# daft (or perhaps very clever) bitch



## hooting_owl (Sep 3, 2008)

how the fook could she drive anywhere with a car in this state?

http://news.bbc.co.uk/1/hi/england/dorset/8572173.stm


----------



## denimblue225turbo (Aug 28, 2009)

lol, that happened to me before as i was coming down a slip road onto a dual carriage way, smashed my windscreen, had small bits of glass all over me, luckily i knew what was around me and i was albe to slow down safely and pull over whilst looking where i was going under the arch of the bonnet :roll: 
and as for the 'stopping for a pedestrian at a crossing' i didnt think you had to it was just courtesy to let them cross??


----------



## ScoobyTT (Aug 24, 2009)

denimblue225turbo said:


> i didnt think you had to it was just courtesy to let them cross??


Unless they've stepped on it I believe; then you have to stop.

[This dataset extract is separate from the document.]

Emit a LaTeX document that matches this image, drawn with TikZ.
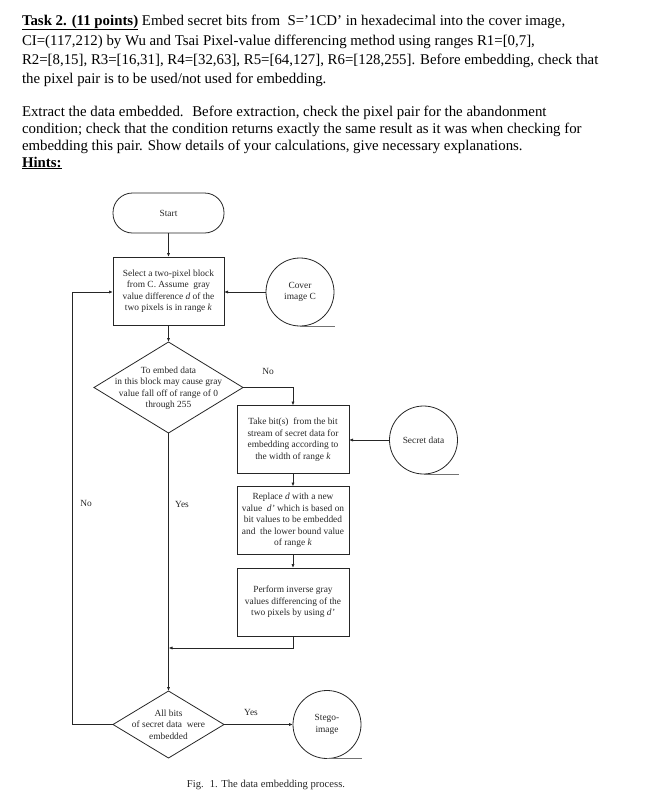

The old woman with the bonnet is quality... didn't she think to just stop and, say, push it back down and maybe, ohhhhh, drive slowly? Rhetorical question; as you were


----------



## TT_Tesh (Feb 22, 2009)

Seriously this is why at a certain age you should take your test again... :lol:


----------



## jampott (Sep 6, 2003)

Ok - so the woman needs shooting.

But so do you idiots for not knowing what you have to do at a pedestrian crossing!

WTF?


----------



## denimblue225turbo (Aug 28, 2009)

ScoobyTT said:


> denimblue225turbo said:
> 
> 
> > i didnt think you had to it was just courtesy to let them cross??
> ...


Yeah thats what i thought about the crossing issue, and the bonnet issue i was only doing about 70mph on the slip road but that bit was two lanes aswell, to be honest it was my fault i hadnt closed it properly and then the wind got underneath it and bang, the third scariest thing that has ever happened to me :lol:


----------



## Charlie (Dec 15, 2006)

denimblue225turbo said:


> and as for the 'stopping for a pedestrian at a crossing' i didnt think you had to it was just courtesy to let them cross??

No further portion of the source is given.